3. Create your first monitor
Head to /crm/monitors/create and add an endpoint. The defaults are sensible — a GET request expecting a 200, checked every 5 minutes with a 30-second timeout — so for most sites you only need to paste in a URL and save. From there you can customise the method, headers, body, expected status code, interval, and whether to run uptime checks, SSL checks, or both.
4. Tune the defaults (optional)
Sensible defaults are configurable from your .env:
LARAVEL_CRM_MONITORING_DEFAULT_FREQUENCY_MINUTES=5
LARAVEL_CRM_MONITORING_DEFAULT_SSL_DAYS_BEFORE_EXPIRY_ALERT=14
LARAVEL_CRM_MONITORING_REQUEST_TIMEOUT_SECONDS=15
LARAVEL_CRM_MONITORING_SSL_RECHECK_HOURS=12
These set the default check frequency, how many days before SSL expiry to alert, the request timeout, and how often certificates are re-checked.
Built for a Multi-Tenant CRM
A couple of details matter specifically because this lives inside a CRM that teams share.
SSRF protection is on by default. Since any CRM admin can create a monitor, the module refuses to fetch URLs that resolve to internal infrastructure — loopback, private, link-local, and reserved IP ranges are blocked before any request is made. If you genuinely need to monitor a service on your private network, you can opt in:
LARAVEL_CRM_MONITORING_ALLOW_PRIVATE_TARGETS=true
Permissions and teams work like everything else.
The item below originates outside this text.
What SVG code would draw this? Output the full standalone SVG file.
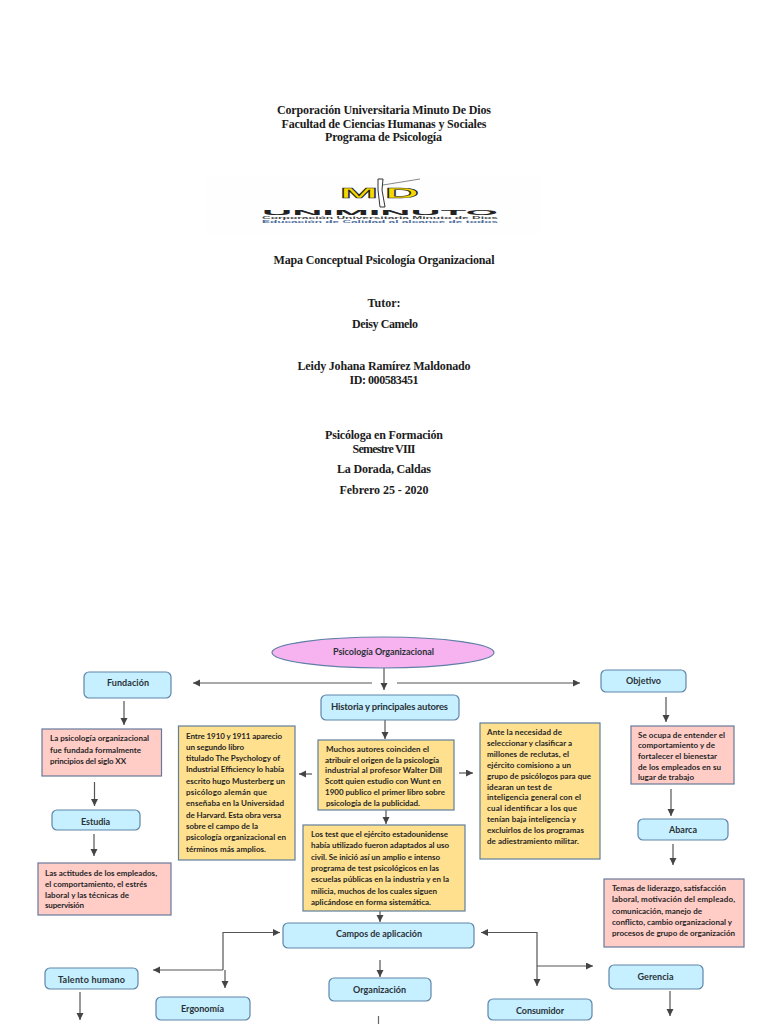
<svg xmlns="http://www.w3.org/2000/svg" width="768" height="1024" viewBox="0 0 768 1024">
<style>
text{font-family:"Lato","Open Sans","Liberation Sans",sans-serif;fill:#222}
.t{font-family:"Liberation Serif","Times New Roman",serif;font-weight:700;font-size:12px;text-anchor:middle;fill:#1c1c1c}
.b{font-size:8px;font-weight:700;fill:#262626}
.l{font-size:9px;font-weight:700;text-anchor:middle;fill:#2a3238}
.lg{font-family:"Liberation Sans",sans-serif;font-weight:700}
.n{fill:#c6efff;stroke:#5f86aa;stroke-width:1.2}
.p{fill:#ffccc6;stroke:#66799c;stroke-width:1.2}
.y{fill:#ffe08e;stroke:#5f7f9c;stroke-width:1.2}
.c{fill:none;stroke:#555;stroke-width:1.2;marker-end:url(#a)}
.c0{fill:none;stroke:#666;stroke-width:1.2}
</style>
<defs>
<marker id="a" markerUnits="userSpaceOnUse" markerWidth="8" markerHeight="8" refX="7" refY="3.5" orient="auto"><path d="M0 0L7 3.5L0 7Z" fill="#444"/></marker>
</defs>
<rect width="768" height="1024" fill="#fff"/>

<g id="title">
<text class="t" x="384" y="114" textLength="214">Corporación Universitaria Minuto De Dios</text>
<text class="t" x="384" y="127.500" textLength="205">Facultad de Ciencias Humanas y Sociales</text>
<text class="t" x="383.500" y="140.500" textLength="117">Programa de Psicología</text>
<text class="t" x="384" y="264" textLength="221">Mapa Conceptual Psicología Organizacional</text>
<text class="t" x="384" y="307" textLength="33">Tutor:</text>
<text class="t" x="385" y="328" textLength="66">Deisy Camelo</text>
<text class="t" x="384" y="370" textLength="173">Leidy Johana Ramírez Maldonado</text>
<text class="t" x="384" y="384" textLength="69">ID: 000583451</text>
<text class="t" x="384" y="439" textLength="118">Psicóloga en Formación</text>
<text class="t" x="384" y="453" textLength="63">Semestre VIII</text>
<text class="t" x="384" y="473" textLength="94">La Dorada, Caldas</text>
<text class="t" x="384" y="494" textLength="89">Febrero 25 - 2020</text>
</g>

<g id="logo">
<rect x="205" y="176" width="335" height="58" fill="#fefefe"/>
<text class="lg" x="340" y="197.500" textLength="38" lengthAdjust="spacingAndGlyphs" style="font-size:15px;fill:#f5d800;stroke:#222;stroke-width:.5">M</text>
<text class="lg" x="385" y="197.500" textLength="34" lengthAdjust="spacingAndGlyphs" style="font-size:15px;fill:#f5d800;stroke:#222;stroke-width:.5">D</text>
<path d="M378 179L383 179L382 190L385 207L380 207L378 190Z" fill="#fff" stroke="#333" stroke-width="1"/>
<path d="M383 185L420 179" stroke="#888" stroke-width="1"/>
<text class="lg" x="262" y="214.500" textLength="236" lengthAdjust="spacingAndGlyphs" style="font-size:7.500px;fill:#222">UNIMINUTO</text>
<text class="lg" x="262" y="218.500" textLength="236" lengthAdjust="spacingAndGlyphs" style="font-size:4px;fill:#444">Corporación Universitaria Minuto de Dios</text>
<text class="lg" x="262" y="222.500" textLength="236" lengthAdjust="spacingAndGlyphs" style="font-size:4px;fill:#4a6a9a">Educación de Calidad al alcance de todos</text>
</g>

<g id="connectors">
<path class="c" d="M384 668V690"/>
<path class="c" d="M372 683H193"/>
<path class="c" d="M397 683H580"/>
<path class="c" d="M124 701V725"/>
<path class="c" d="M94.500 782V806"/>
<path class="c" d="M94 834V856"/>
<path class="c" d="M385 720V739"/>
<path class="c" d="M312 774H299"/>
<path class="c" d="M459 773H473"/>
<path class="c" d="M386 810V824"/>
<path class="c" d="M380 911V922"/>
<path class="c" d="M666 697V722"/>
<path class="c" d="M671 789V816"/>
<path class="c" d="M673 844V865"/>
<path class="c" d="M380 960V977"/>
<path class="c0" d="M378.500 1016V1024"/>
<path class="c" d="M223 970V932.500H280"/>
<path class="c" d="M223 970H153"/>
<path class="c" d="M225 970V988"/>
<path class="c" d="M537 966V932.500H481"/>
<path class="c" d="M537 966V986"/>
<path class="c" d="M537 966H593"/>
<path class="c" d="M80 992V1020"/>
<path class="c" d="M670 991V1016"/>
</g>

<g id="psicologia"><ellipse cx="383" cy="652.500" rx="111" ry="15.500" fill="#f7b3ef" stroke="#5f7fa8" stroke-width="1.2"/><text class="l" x="383.500" y="655" textLength="101">Psicología Organizacional</text></g>
<g id="fundacion"><rect class="n" x="84" y="672" width="87" height="26" rx="5"/><text class="l" x="128" y="686" textLength="42">Fundación</text></g>
<g id="historia"><rect class="n" x="321" y="695" width="138" height="25" rx="5"/><text class="l" x="389.500" y="710" textLength="117" style="font-size:9.500px">Historia y principales autores</text></g>
<g id="objetivo"><rect class="n" x="601" y="670" width="85" height="22" rx="5"/><text class="l" x="643.500" y="684" textLength="35">Objetivo</text></g>
<g id="estudia"><rect class="n" x="52" y="810" width="88" height="20" rx="5"/><text class="l" x="95.500" y="825" textLength="29">Estudia</text></g>
<g id="abarca"><rect class="n" x="638" y="819" width="90" height="21" rx="5"/><text class="l" x="683" y="833" textLength="28">Abarca</text></g>
<g id="campos"><rect class="n" x="283" y="923" width="191" height="25" rx="5"/><text class="l" x="379" y="937" textLength="86">Campos de aplicación</text></g>
<g id="talento"><rect class="n" x="45" y="968" width="93" height="21" rx="5"/><text class="l" x="91.500" y="983" textLength="67">Talento humano</text></g>
<g id="ergonomia"><rect class="n" x="156" y="997" width="94" height="23" rx="5"/><text class="l" x="202.500" y="1012" textLength="43">Ergonomía</text></g>
<g id="organizacion"><rect class="n" x="329" y="978" width="102" height="23" rx="5"/><text class="l" x="379.500" y="993" textLength="53">Organización</text></g>
<g id="consumidor"><rect class="n" x="488" y="999" width="104" height="21" rx="5"/><text class="l" x="540" y="1014" textLength="48">Consumidor</text></g>
<g id="gerencia"><rect class="n" x="609" y="965" width="94" height="24" rx="5"/><text class="l" x="655.500" y="980" textLength="36">Gerencia</text></g>

<g id="psicologia-fundada"><rect class="p" x="42" y="729" width="119.500" height="47"/>
<text class="b" x="50" y="741" textLength="99">La psicología organizacional</text>
<text class="b" x="50" y="752.500" textLength="91">fue fundada formalmente</text>
<text class="b" x="50" y="763.500" textLength="76">principios del siglo XX</text></g>

<g id="actitudes"><rect class="p" x="38" y="863" width="133" height="52"/>
<text class="b" x="45" y="876" textLength="112">Las actitudes de los empleados,</text>
<text class="b" x="45" y="887" textLength="102">el comportamiento, el estrés</text>
<text class="b" x="45" y="898" textLength="84">laboral y las técnicas de</text>
<text class="b" x="45" y="908" textLength="39">supervisión</text></g>

<g id="entre-1910"><rect class="y" x="178.500" y="726" width="116.500" height="134"/>
<text class="b" x="186" y="738.500" textLength="96">Entre 1910 y 1911 aparecio</text>
<text class="b" x="186" y="749.800" textLength="58">un segundo libro</text>
<text class="b" x="186" y="761.100" textLength="94">titulado The Psychology of</text>
<text class="b" x="186" y="772.400" textLength="98">Industrial Efficiency lo había</text>
<text class="b" x="186" y="783.700" textLength="99">escrito hugo Musterberg un</text>
<text class="b" x="186" y="795" textLength="81">psicólogo alemán que</text>
<text class="b" x="186" y="806.300" textLength="98">enseñaba en la Universidad</text>
<text class="b" x="186" y="817.600" textLength="95">de Harvard. Esta obra versa</text>
<text class="b" x="186" y="828.900" textLength="72">sobre el campo de la</text>
<text class="b" x="186" y="840.200" textLength="100">psicología organizacional en</text>
<text class="b" x="186" y="851.500" textLength="80">términos más amplios.</text></g>

<g id="muchos"><rect class="y" x="318" y="740" width="136" height="70"/>
<text class="b" x="326" y="752" textLength="103">Muchos autores coinciden el</text>
<text class="b" x="325" y="762.700" textLength="114">atribuir el origen de la psicología</text>
<text class="b" x="325" y="773.400" textLength="117">industrial al profesor Walter Dill</text>
<text class="b" x="325" y="784.100" textLength="116">Scott quien estudio con Wunt en</text>
<text class="b" x="325" y="794.800" textLength="120">1900 publico el primer libro sobre</text>
<text class="b" x="326" y="805.500" textLength="94">psicología de la publicidad.</text></g>

<g id="los-test"><rect class="y" x="303" y="825" width="162" height="86"/>
<text class="b" x="311" y="837" textLength="137">Los test que el ejército estadounidense</text>
<text class="b" x="311" y="848.300" textLength="138">había utilizado fueron adaptados al uso</text>
<text class="b" x="311" y="859.600" textLength="129">civil. Se inició así un amplio e intenso</text>
<text class="b" x="311" y="870.900" textLength="128">programa de test psicológicos en las</text>
<text class="b" x="311" y="882.200" textLength="138">escuelas públicas en la industria y en la</text>
<text class="b" x="311" y="893.500" textLength="126">milicia, muchos de los cuales siguen</text>
<text class="b" x="311" y="904.800" textLength="120">aplicándose en forma sistemática.</text></g>

<g id="ante"><rect class="y" x="480" y="723" width="120" height="136"/>
<text class="b" x="487" y="735" textLength="75">Ante la necesidad de</text>
<text class="b" x="487" y="745.900" textLength="85">seleccionar y clasificar a</text>
<text class="b" x="487" y="756.800" textLength="82">millones de reclutas, el</text>
<text class="b" x="487" y="767.700" textLength="84">ejército comisiono a un</text>
<text class="b" x="487" y="778.600" textLength="104">grupo de psicólogos para que</text>
<text class="b" x="487" y="789.500" textLength="65">idearan un test de</text>
<text class="b" x="487" y="800.400" textLength="94">inteligencia general con el</text>
<text class="b" x="487" y="811.300" textLength="90">cual identificar a los que</text>
<text class="b" x="487" y="822.200" textLength="89">tenían baja inteligencia y</text>
<text class="b" x="487" y="833.100" textLength="97">excluirlos de los programas</text>
<text class="b" x="487" y="844" textLength="92">de adiestramiento militar.</text></g>

<g id="se-ocupa"><rect class="p" x="631" y="726" width="103" height="58"/>
<text class="b" x="638" y="737.700" textLength="87">Se ocupa de entender el</text>
<text class="b" x="638" y="748.300" textLength="77">comportamiento y de</text>
<text class="b" x="638" y="758.900" textLength="79">fortalecer el bienestar</text>
<text class="b" x="638" y="769.500" textLength="83">de los empleados en su</text>
<text class="b" x="638" y="780.100" textLength="56">lugar de trabajo</text></g>

<g id="temas"><rect class="p" x="604" y="879" width="140" height="68"/>
<text class="b" x="612" y="891" textLength="114">Temas de liderazgo, satisfacción</text>
<text class="b" x="612" y="902.250" textLength="123">laboral, motivación del empleado,</text>
<text class="b" x="612" y="913.500" textLength="90">comunicación, manejo de</text>
<text class="b" x="612" y="924.750" textLength="120">conflicto, cambio organizacional y</text>
<text class="b" x="612" y="936" textLength="123">procesos de grupo de organización</text></g>
</svg>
The module seeds its own permissions — view monitors, create monitors, edit monitors, delete monitors, and view monitor checks — wired through dedicated policies. Monitors are team-scoped, support custom fields, and soft-delete, so they behave exactly like the records you already manage.
Free, Open Source, Yours Forever
Like the rest of Laravel CRM, the monitoring module is MIT licensed and always will be. Self-host it, customise it, and own your data completely — no vendor lock-in, no per-monitor pricing, no surprises.
If you're already on v2, enabling monitoring is a one-line change. If you're new to Laravel CRM, installing the whole thing takes two commands:
composer require venturedrake/laravel-crm
php artisan laravelcrm:install
Your CRM already knows who your customers are. Now it can keep an eye on the things they depend on, too.